The smallest bee on the left is a worker.  The middle bee is a drone.  The largest bee on the right is a queen.

     Whenever my father worked with the bees, he wore his bee suit.  It was a khaki jumpsuit with a hat and veil.  Some beekeepers wear gloves, but my father usually used his bare hands.  The main thing to do was to keep bees off one's face since the face tends to swell when stung.  Beekeepers also use a device called a smoker when working in the hive.  The smoke, produced by various types of smoldering material, calms the bees.  Once a hive was turned over by some mischievous neighborhood kids.  My father set the box back in place.  He found the bees in a huge, swarming mass in a nearby tree.  He grabbed the queen and placed her inside the hive.  All the bees followed her back home.  Problem solved.
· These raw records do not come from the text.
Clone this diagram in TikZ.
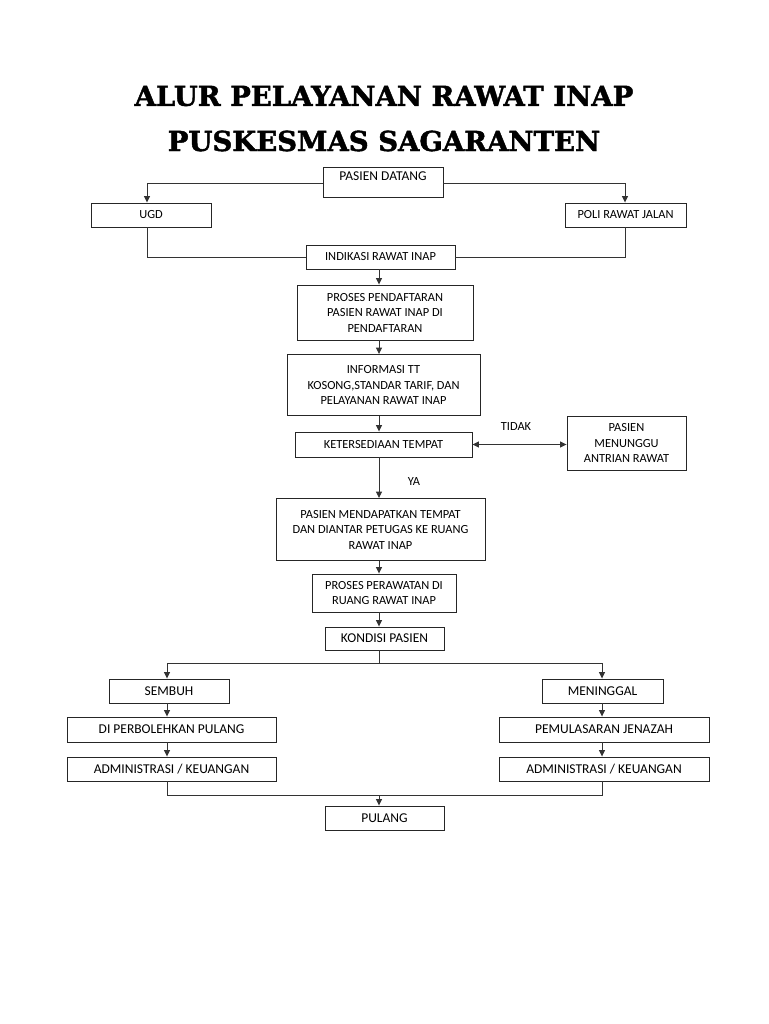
\documentclass[tikz,border=0pt]{standalone}
\usepackage{fontspec}
\setmainfont{Carlito}
\newfontfamily\titlefont[BoldFeatures={FakeBold=1.6}]{DejaVu Serif}
\usetikzlibrary{arrows.meta}
\begin{document}
\begin{tikzpicture}[x=1pt,y=-1pt,
  box/.style={draw=black!85, line width=0.9pt, inner sep=0pt, align=center, font=\fontsize{12.4}{15.5}\selectfont},
  bigbox/.style={box, font=\fontsize{13.5}{16}\selectfont},
  conn/.style={draw=black!80, line width=0.9pt},
  arr/.style={conn, -{Triangle[length=6.5pt,width=6pt]}},
  dbl/.style={conn, {Triangle[length=6.5pt,width=6pt]}-{Triangle[length=6.5pt,width=6pt]}},
  lbl/.style={font=\fontsize{12.4}{14}\selectfont, inner sep=0pt},
  ttl/.style={font=\titlefont\bfseries\fontsize{27.5}{30}\selectfont, inner sep=0pt},
]
\useasboundingbox[fill=white] (0,0) rectangle (768,1024);

\node[ttl] (t1) at (384,96) {ALUR PELAYANAN RAWAT INAP};
\node[ttl] (t2) at (384,141) {PUSKESMAS SAGARANTEN};

\coordinate (cx) at (379,0);
\coordinate (cl) at (167,0);
\coordinate (cr) at (602,0);
\coordinate (cu) at (147,0);
\coordinate (cp) at (625,0);

\node[bigbox, minimum width=120, minimum height=30, text height=8.7pt, text depth=10.7pt] (pd) at (383,182) {PASIEN DATANG};
\node[box, minimum width=120, minimum height=24] (ugd) at (151,215) {UGD};
\node[box, minimum width=121, minimum height=24] (poli) at (625.5,215) {POLI RAWAT JALAN};
\node[box, minimum width=149, minimum height=24] (ind) at (380.5,257) {INDIKASI RAWAT INAP};
\node[box, minimum width=176, minimum height=55] (pp) at (385,312.5) {PROSES PENDAFTARAN\\PASIEN RAWAT INAP DI\\PENDAFTARAN};
\node[box, minimum width=193, minimum height=61] (info) at (383.5,385) {INFORMASI TT\\KOSONG,STANDAR TARIF, DAN\\PELAYANAN RAWAT INAP};
\node[box, minimum width=177, minimum height=25] (ket) at (383.5,444.5) {KETERSEDIAAN TEMPAT};
\node[box, minimum width=119, minimum height=54] (pm) at (626.5,443) {PASIEN\\MENUNGGU\\ANTRIAN RAWAT};
\node[box, minimum width=209, minimum height=62] (b9) at (380.5,529.5) {PASIEN MENDAPATKAN TEMPAT\\DAN DIANTAR PETUGAS KE RUANG\\RAWAT INAP};
\node[box, minimum width=144, minimum height=38] (b10) at (384,593) {PROSES PERAWATAN DI\\RUANG RAWAT INAP};
\node[bigbox, minimum width=119, minimum height=23] (kond) at (384.5,638.5) {KONDISI PASIEN};
\node[bigbox, minimum width=120, minimum height=24] (sem) at (169,691) {SEMBUH};
\node[bigbox, minimum width=121, minimum height=24] (men) at (602.5,691) {MENINGGAL};
\node[bigbox, minimum width=209, minimum height=25] (dpp) at (171.5,729.5) {DI PERBOLEHKAN PULANG};
\node[bigbox, minimum width=210, minimum height=25] (pj) at (604,729.5) {PEMULASARAN JENAZAH};
\node[bigbox, minimum width=209, minimum height=24] (adm1) at (171.5,769) {ADMINISTRASI / KEUANGAN};
\node[bigbox, minimum width=210, minimum height=24] (adm2) at (604,769) {ADMINISTRASI / KEUANGAN};
\node[bigbox, minimum width=119, minimum height=24] (pul) at (384.5,818) {PULANG};

\node[lbl] (tidak) at (516,427) {TIDAK};
\node[lbl] (ya) at (414,482) {YA};

% top branch
\coordinate (pdl) at ([yshift=-1pt]pd.west);
\coordinate (pdr) at ([yshift=-1pt]pd.east);
\draw[arr] (pdl) -| (ugd.north -| cu);
\draw[arr] (pdr) -| (poli.north -| cp);
\draw[conn] (ugd.south -| cu) |- (ind.west);
\draw[conn] (poli.south -| cp) |- (ind.east);

% main column
\draw[arr] (ind.south -| cx) -- (pp.north -| cx);
\draw[arr] (pp.south -| cx) -- (info.north -| cx);
\draw[arr] (info.south -| cx) -- (ket.north -| cx);
\draw[dbl] (ket.east) -- (ket.east -| pm.west);
\draw[arr] (ket.south -| cx) -- (b9.north -| cx);
\draw[arr] (b9.south -| cx) -- (b10.north -| cx);
\draw[arr] (b10.south -| cx) -- (kond.north -| cx);

% split
\coordinate (br) at (379,663);
\draw[conn] (kond.south -| cx) -- (br);
\draw[arr] (br) -| (sem.north -| cl);
\draw[arr] (br) -| (men.north -| cr);
\draw[arr] (sem.south -| cl) -- (dpp.north -| cl);
\draw[arr] (dpp.south -| cl) -- (adm1.north -| cl);
\draw[arr] (men.south -| cr) -- (pj.north -| cr);
\draw[arr] (pj.south -| cr) -- (adm2.north -| cr);

% join
\coordinate (jn) at (379,795);
\draw[conn] (adm1.south -| cl) |- (jn);
\draw[conn] (adm2.south -| cr) |- (jn);
\draw[arr] (jn) -- (pul.north -| cx);
\end{tikzpicture}
\end{document}
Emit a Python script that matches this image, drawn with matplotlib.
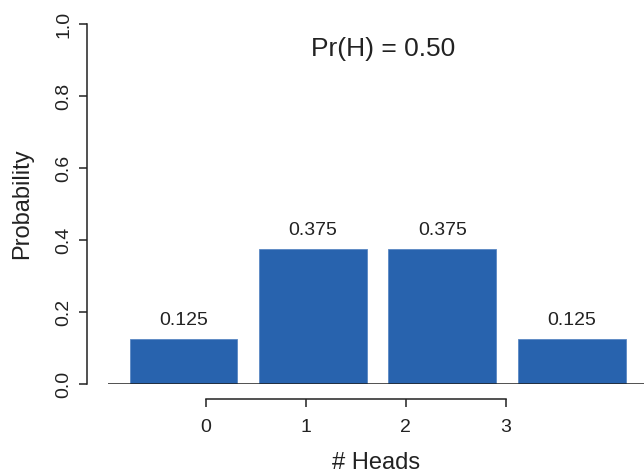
import matplotlib

matplotlib.use("Agg")
import matplotlib.pyplot as plt
import numpy as np

# data
heads = [0, 1, 2, 3]
probs = [0.125, 0.375, 0.375, 0.125]
bar_labels = ["0.125", "0.375", "0.375", "0.125"]
y_ticks = [0.0, 0.2, 0.4, 0.6, 0.8, 1.0]
title = "Pr(H) = 0.50"

plt.rcParams["font.family"] = ["Liberation Sans", "DejaVu Sans"]
text_col = "#222222"
bar_col = "#2863ae"

fig = plt.figure(figsize=(6.44, 4.75), dpi=100)
ax = fig.add_axes([108 / 644, 91 / 475, 536 / 644, 360 / 475])

# R barplot style positions: width 1, space 0.2
xpos = np.array(heads) * 1.2 + 0.7
ax.bar(xpos, probs, width=1.0, color=bar_col, edgecolor="#5a88c4", linewidth=0.6, zorder=2)
ax.axhline(0, color=text_col, lw=1.1, zorder=3)
for x, p, s in zip(xpos, probs, bar_labels):
    ax.text(x, p + 0.027, s, ha="center", va="bottom", fontsize=14, color=text_col)

ax.text(2.55, 0.93, title, ha="center", va="center", fontsize=19, color=text_col)

ax.set_xlim(0, 4.97)
ax.set_ylim(0, 1)

# axis ticks sit offset from bars (like the original)
tick_pos = 0.908 + np.array(heads) * 0.927
ax.set_xticks(tick_pos)
ax.set_xticklabels([str(h) for h in heads])
ax.set_yticks(y_ticks)
ax.set_yticklabels([f"{v:.1f}" for v in y_ticks])

for side in ["top", "right"]:
    ax.spines[side].set_visible(False)
ax.spines["left"].set_position(("outward", 15))
ax.spines["left"].set_bounds(0, 1)
ax.spines["bottom"].set_position(("outward", 11))
ax.spines["bottom"].set_bounds(tick_pos[0], tick_pos[-1])
for side in ["left", "bottom"]:
    ax.spines[side].set_color(text_col)
    ax.spines[side].set_linewidth(1.1)

ax.tick_params(axis="x", length=5.5, width=1.1, color=text_col, labelsize=14,
               labelcolor=text_col, pad=9)
ax.tick_params(axis="y", length=5.5, width=1.1, color=text_col, labelsize=14,
               labelcolor=text_col, pad=5, labelrotation=90)
for lab in ax.get_yticklabels():
    lab.set_va("center")

ax.set_xlabel("# Heads", fontsize=17, color=text_col, labelpad=11)
ax.set_ylabel("Probability", fontsize=17, color=text_col, labelpad=16)

fig.savefig("out.png", dpi=100)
Beekeepers sometimes move hives.  Let's say you want apple blossom honey.  The thing to do is to move the hives to an apple orchard when the trees are in flower.  The guy who owns the apple orchard gets his trees pollinated, and the guy who owns the bees gets honey from a particular source.  If you saw the Peter Fonda Movie called "Ulee's Gold" you learned about tupelo honey, a highly prized honey from the tupelo tree.  http://www.wisegeek.com/what-is-tupelo-honey.htm 
I remember that my father moved some hives once.  The transfer was done at night, when the bees were asleep.


Bee Smoker
        

Bee Suit

     Dad just liked having bees.  I only remember one time that he took honey from the hives.  The process involved removing waxy, wooden frames from the hives and spinning them to extract the honey.  http://basicbeekeeping.blogspot.com/2008/05/extracting-your-honey.html  Our honey was very dark, not the pale golden stuff that comes from the supermarket.  My mother explained that the bees made our honey from many different flowers, and that produced dark honey.  I can't vouch for this since she was the one who said bees will ignore you if you ignore them!
     Another thing that my mother told me was that beekeepers didn't get cancer.  Her information came from the Anton Cancer Research Center in Germany.  In 1952, they published a report saying that there were no people with the occupation of beekeeping among the people with cancer that they studied.  The assumption was that bee stings stimulated the immune system and warded off cancer.  These days people are swearing by bee sting therapy for all sorts of ailments from arthritis, to Herpes Zoster, to Multiple Sclerosis.  The research, however, doesn't back up the benefits of being stung.
     There are a lot of people traveling around with epinephrine pens ready to inject themselves should they be stung by a bee.  Just how  common is a full blown case of bee sting anaphylactic shock?  Ten to fifteen percent of us will experience large areas of swelling that can last for up to a week after a bee sting.  Only .5% of children and 3% of adults experience full blown anaphylaxis after a sting.  I once met a family who had incurred a $3,000 emergency room bill when they took their child in for a bee sting.  After waiting 3 hours, they were told they had no reason to be there and sent home.  The lesson to be learned is that if you are not gasping for breath 20 minutes after a bee sting, you'll be fine.
     You won't find many back yard bee hives these days, but you might find them on top of city hall in some big metropolis.  City beekeeping is the latest trend.  With less green space, there are less pesticides used in cities.  This is a healthier environment for bees.  http://www.urbanfarmonline.com/urban-livestock/bee-keeping/unexpected-beehives.aspx
     So bees are a good thing,  bee stings might be a good thing, and honey is delicious.